Definitely should. Never lie because the kids will always find out. Read books about adoption to ease them into it. Explain to your children that babies come in two ways: from mommy's tummy and from mommy's heart. Or from the big house of babies. Stuff like that. Keep the conversation going so that it’s a natural thing.
7. We've all heard the heartbreaking story of the girl whose parents abandoned her after the mom became pregnant; what steps do you think can be taken to prevent such a tragic event from occurring again?
To be honest, I believe it is the ministry's fault. They must be more cautious when deciding who can adopt. Of course, some people will fall through the cracks, but others will be obvious, and government workers must look for these signs. I'm not suggesting that they add more paperwork and complicate the process God forbid. I'm suggesting that the process of vetting people out before the paperwork (interview and house visit) be more strict.

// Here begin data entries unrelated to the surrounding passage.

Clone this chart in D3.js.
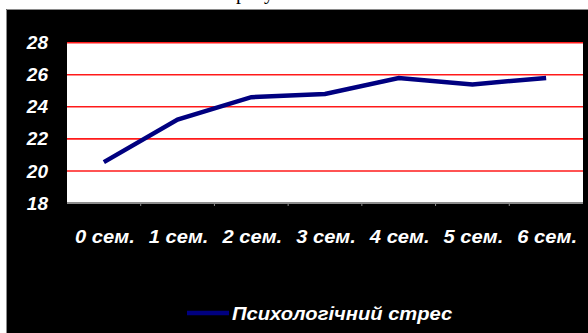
<!DOCTYPE html>
<html>
<head>
<meta charset="utf-8">
<script src="https://cdn.jsdelivr.net/npm/d3@7"></script>
<style>
  html, body { margin: 0; padding: 0; background: #fff; }
  svg { display: block; }
</style>
</head>
<body>
<svg id="chart" width="588" height="333"></svg>
<script>
// Semester labels along the x axis
const categories = ["0 сем.", "1 сем.", "2 сем.", "3 сем.", "4 сем.", "5 сем.", "6 сем."];
// Psychological stress level per semester
const stress = [20.55, 23.2, 24.6, 24.8, 25.8, 25.4, 25.8];
const yTicks = [18, 20, 22, 24, 26, 28];
const seriesName = "Психологічний стрес";
const titleText = "Рівень психологічного стресу";

const W = 588, H = 333;
const svg = d3.select("#chart");
const FONT = "Arial, 'Liberation Sans', sans-serif";

// Title sits above the dark panel
const title = svg.append("text")
  .attr("y", -1)
  .attr("font-family", "'Times New Roman', 'Liberation Serif', serif")
  .attr("font-size", 20)
  .attr("fill", "#000")
  .text(titleText);
const rIdx = titleText.lastIndexOf("р");
const rOff = title.node().getSubStringLength(0, rIdx);
title.attr("x", 236 - rOff);

// Dark chart panel
svg.append("rect")
  .attr("x", 6).attr("y", 9)
  .attr("width", W - 6).attr("height", H - 9)
  .attr("fill", "#000");
svg.append("path")
  .attr("d", `M6.5,${H}V9.5H${W}`)
  .attr("fill", "none")
  .attr("stroke", "#8a8a8a")
  .attr("stroke-width", 1);

const plot = { left: 67, right: 583, top: 42.7, bottom: 203 };

const x = d3.scaleBand().domain(categories).range([plot.left, plot.right]).padding(0);
const y = d3.scaleLinear().domain([18, 28]).range([plot.bottom, plot.top]);

// Plot area
svg.append("rect")
  .attr("x", plot.left).attr("y", plot.top)
  .attr("width", plot.right - plot.left).attr("height", plot.bottom - plot.top)
  .attr("fill", "#fff");

// Red gridlines
svg.append("g").selectAll("line")
  .data(yTicks.filter(t => t > 18))
  .join("line")
  .attr("x1", plot.left).attr("x2", plot.right)
  .attr("y1", d => y(d)).attr("y2", d => y(d))
  .attr("stroke", "#ff1a1a")
  .attr("stroke-width", 1.6);

// Y axis labels
const yAxis = d3.axisLeft(y).tickValues(yTicks).tickSize(0).tickPadding(19).tickFormat(d3.format("d"));
const gy = svg.append("g").attr("transform", `translate(${plot.left},0)`).call(yAxis);
gy.select(".domain").remove();
gy.selectAll("text")
  .attr("fill", "#fff")
  .attr("font-family", FONT)
  .attr("font-size", 19)
  .attr("font-weight", "bold")
  .attr("font-style", "italic");

// X axis: line with ticks at category boundaries
const gx = svg.append("g");
gx.append("line")
  .attr("x1", plot.left).attr("x2", plot.right)
  .attr("y1", plot.bottom).attr("y2", plot.bottom)
  .attr("stroke", "#8c8c8c").attr("stroke-width", 2);
gx.selectAll("line.tick")
  .data(categories.slice(1))
  .join("line")
  .attr("class", "tick")
  .attr("x1", d => x(d)).attr("x2", d => x(d))
  .attr("y1", plot.bottom).attr("y2", plot.bottom + 3)
  .attr("stroke", "#8c8c8c").attr("stroke-width", 1);

const xAxis = d3.axisBottom(x).tickSize(0).tickPadding(0);
const gxl = svg.append("g").attr("transform", `translate(0,${plot.bottom})`).call(xAxis);
gxl.select(".domain").remove();
gxl.selectAll("text")
  .attr("dy", null)
  .attr("y", 40)
  .attr("transform", "translate(1,0) scale(1.12,1)")
  .attr("fill", "#fff")
  .attr("font-family", FONT)
  .attr("font-size", 18)
  .attr("font-weight", "bold")
  .attr("font-style", "italic");

// Series line
const line = d3.line()
  .x((d, i) => x(categories[i]) + x.bandwidth() / 2)
  .y(d => y(d));
svg.append("path")
  .datum(stress)
  .attr("d", line)
  .attr("fill", "none")
  .attr("stroke", "#000080")
  .attr("stroke-width", 4.5)
  .attr("stroke-linejoin", "miter");

// Legend
const lg = svg.append("g");
lg.append("line")
  .attr("x1", 187).attr("x2", 229)
  .attr("y1", 313).attr("y2", 313)
  .attr("stroke", "#000080").attr("stroke-width", 4.5);
lg.append("text")
  .attr("transform", "translate(232,320) scale(1.12,1)")
  .attr("fill", "#fff")
  .attr("font-family", FONT)
  .attr("font-size", 18)
  .attr("font-weight", "bold")
  .attr("font-style", "italic")
  .text(seriesName);
</script>
</body>
</html>
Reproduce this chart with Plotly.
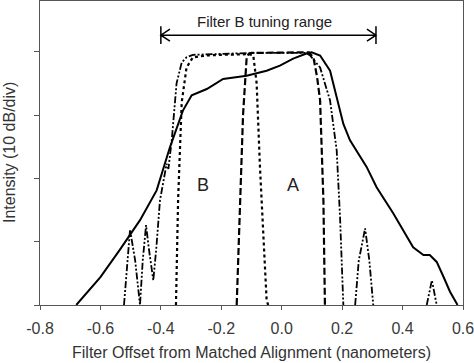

8. Some people in our society are still not open to the idea of adoption if you are a single mom, believing that it will end her chances of marriage, as in the Arabic series “leh la2a”. What advice do you have for the ladies who want to take this step but are afraid of society?
As I said before, just go for it and don't look back. Society and what they believe has never served anyone well.
9. How do you raise an adopted child without spoiling them? We understand that most people want to give them everything they don't have, but this is a tricky game in which they end up spoiling them.
I treat both of my children the same way. Some may say I'm too strict, but I have no tolerance for disrespect from either of my children. It's difficult because, as a mother, I want to give my children everything they want, but I also want them to be balanced, respectful individuals. So I try to discipline and spoil while maintaining a balance between the two. It's hard!
10. How can people help support orphanages or orphaned children? Besides money donations
When sending money, always always follow up to see where it is going. Call them, pay them a visit, and ask them questions. It's frequently stolen. Donate diapers, formula, and clothing, as well as a follow-up!